NOUVELLE VAGUE POLONAISE? TRACING A FILM-HISTORICAL PHENOMENON

After last year’s exploration of the non-conformists and rebels behind New Yugoslav Film, the 2014 goEast Symposium tackles the phenomenon known as the Polish New Wave. The pre-emigration films of Roman Polański and Jerzy Skolimowski exemplify the rebellious spirit of the generation Jean-Luc Godard dubbed the “children of Marx and Coca-Cola”. In the eyes of Western film critics, Polański’s NÓŻ W WODZIE / KNIFE IN THE WATER and Skolimowski’s RYSOPIS / IDENTIFICATION MARKS: NONE and BARRIER (and equally his Belgian-made LE DÉPART / THE DEPARTURE), all made between 1962 and 1967, represented milestones in a Polish “nouvelle vague”.
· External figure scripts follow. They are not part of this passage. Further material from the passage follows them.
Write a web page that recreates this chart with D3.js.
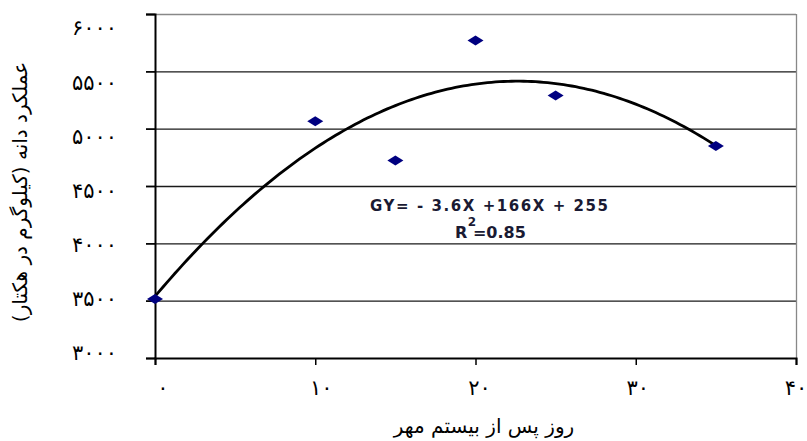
<!DOCTYPE html>
<html><head><meta charset="utf-8">
<script src="https://cdn.jsdelivr.net/npm/d3@7"></script>
<style>body{margin:0;background:#fff}svg{display:block}</style>
</head><body>
<svg id="c" width="807" height="441"></svg>
<script>
const xTicks = [0, 10, 20, 30, 40];
const yTicks = [3000, 3500, 4000, 4500, 5000, 5500, 6000];
const days = [0, 10, 15, 20, 25, 35];
const yieldVals = [3515, 5065, 4722, 5768, 5290, 4848];
const trendCoef = [-3.67, 166, 3537]; // a, b, c of a*x^2 + b*x + c
const xTitle = "روز پس از بیستم مهر";
const yTitle = "عملکرد دانه (کیلوگرم در هکتار)";
const eqLine1 = "GY= - 3.6X +166X + 255";
const eqLine2 = "2";
const eqLine3 = "R =0.85";

const fa = n => String(n).replace(/\d/g, d => "۰۱۲۳۴۵۶۷۸۹"[d]);
const svg = d3.select("#c");
const L = 155, R = 796, T = 14, B = 358;
const x = d3.scaleLinear().domain([0, 40]).range([L, R]);
const y = d3.scaleLinear().domain([3000, 6000]).range([B, T]);
// tick labels sit on their own slightly offset spacing, as in the reference
const xLab = d3.scaleLinear().domain([0, 40]).range([163, 796]);
const yLab = d3.scaleLinear().domain([3000, 6000]).range([353, 28]);
const font = "'DejaVu Sans', sans-serif";

// gridlines
svg.append("g").selectAll("line").data(yTicks.filter(v => v > 3000 && v < 6000)).join("line")
  .attr("x1", L - 9).attr("x2", R).attr("y1", d => y(d) + 0.5).attr("y2", d => y(d) + 0.5)
  .attr("stroke", "#1a1a1a").attr("stroke-width", 1.3);
// top & right border
svg.append("line").attr("x1", L - 9).attr("x2", R).attr("y1", T + 0.5).attr("y2", T + 0.5).attr("stroke", "#888").attr("stroke-width", 1.3);
svg.append("line").attr("x1", R + 0.5).attr("x2", R + 0.5).attr("y1", T).attr("y2", B).attr("stroke", "#888").attr("stroke-width", 1.3);

// y axis
const yAxis = svg.append("g").attr("transform", `translate(${L},0)`)
  .call(d3.axisLeft(y).tickValues(yTicks).tickSize(9).tickFormat(""));
yAxis.select(".domain").attr("stroke", "#000").attr("stroke-width", 2);
yAxis.selectAll(".tick line").attr("stroke", "#000").attr("stroke-width", 1.5);
svg.append("g").selectAll("text").data(yTicks).join("text")
  .attr("x", 117).attr("y", d => yLab(d)).attr("dy", "0.35em")
  .attr("text-anchor", "end").attr("font-family", font).attr("font-size", 21).attr("fill", "#000")
  .attr("direction", "ltr")
  .text(d => fa(d));

// x axis
const xAxis = svg.append("g").attr("transform", `translate(0,${B})`)
  .call(d3.axisBottom(x).tickValues(xTicks).tickSize(7).tickFormat(""));
xAxis.select(".domain").attr("stroke", "#000").attr("stroke-width", 2);
xAxis.selectAll(".tick line").attr("stroke", "#000").attr("stroke-width", 1.5);
svg.append("g").selectAll("text").data(xTicks).join("text")
  .attr("x", d => xLab(d)).attr("y", 388).attr("dy", "0.35em")
  .attr("text-anchor", "middle").attr("font-family", font).attr("font-size", 21).attr("fill", "#000")
  .attr("direction", "ltr")
  .text(d => fa(d));

// trend curve
const trendX = d3.range(0, 35.01, 0.25);
const f = v => trendCoef[0] * v * v + trendCoef[1] * v + trendCoef[2];
svg.append("path").datum(trendX)
  .attr("d", d3.line().x(d => x(d)).y(d => y(f(d))))
  .attr("fill", "none").attr("stroke", "#000").attr("stroke-width", 2.8);

// markers
svg.append("g").selectAll("path").data(days.map((d, i) => [d, yieldVals[i]])).join("path")
  .attr("transform", d => `translate(${x(d[0])},${y(d[1])})`)
  .attr("d", "M-8,0L0,-5L8,0L0,5Z").attr("fill", "#000080");

// equation
const eq = svg.append("g").attr("font-family", "'DejaVu Sans', sans-serif").attr("font-weight", "bold")
  .attr("fill", "#1a1a33").attr("font-size", 15);
eq.append("text").attr("x", 370).attr("y", 211).attr("textLength", 238).text(eqLine1);
eq.append("text").attr("x", 472).attr("y", 226).attr("text-anchor", "middle").attr("font-size", 12).text(eqLine2);
eq.append("text").attr("x", 455).attr("y", 238).attr("font-size", 16).text(eqLine3);

// titles
svg.append("text").attr("x", 484).attr("y", 433).attr("text-anchor", "middle")
  .attr("font-family", font).attr("font-size", 20).attr("fill", "#000").text(xTitle);
svg.append("text").attr("transform", "translate(27,192) rotate(-90)").attr("text-anchor", "middle")
  .attr("font-family", font).attr("font-size", 20).attr("fill", "#000").text(yTitle);
</script>
</body></html>
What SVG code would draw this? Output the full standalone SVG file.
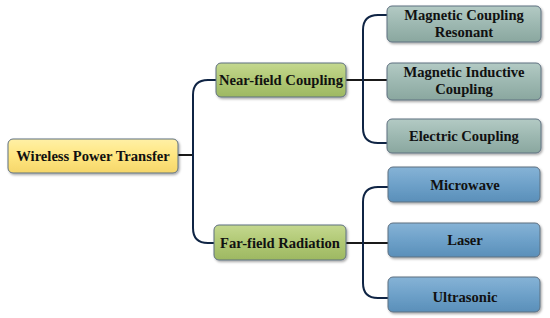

These filmic documents of rebellion and subversion created pop-cultural links between countries on either side of the Iron Curtain – a phenomenon that virtually cries out for a transcultural approach to film historiography. In the course of lectures and a discussion panel together with an accompanying programme of films, the Symposium examines aspects of the Polish New Wave, its leading protagonists, the “continuators”, and the interaction of modern history with that of culture and film as well as related developments in other countries in East and West.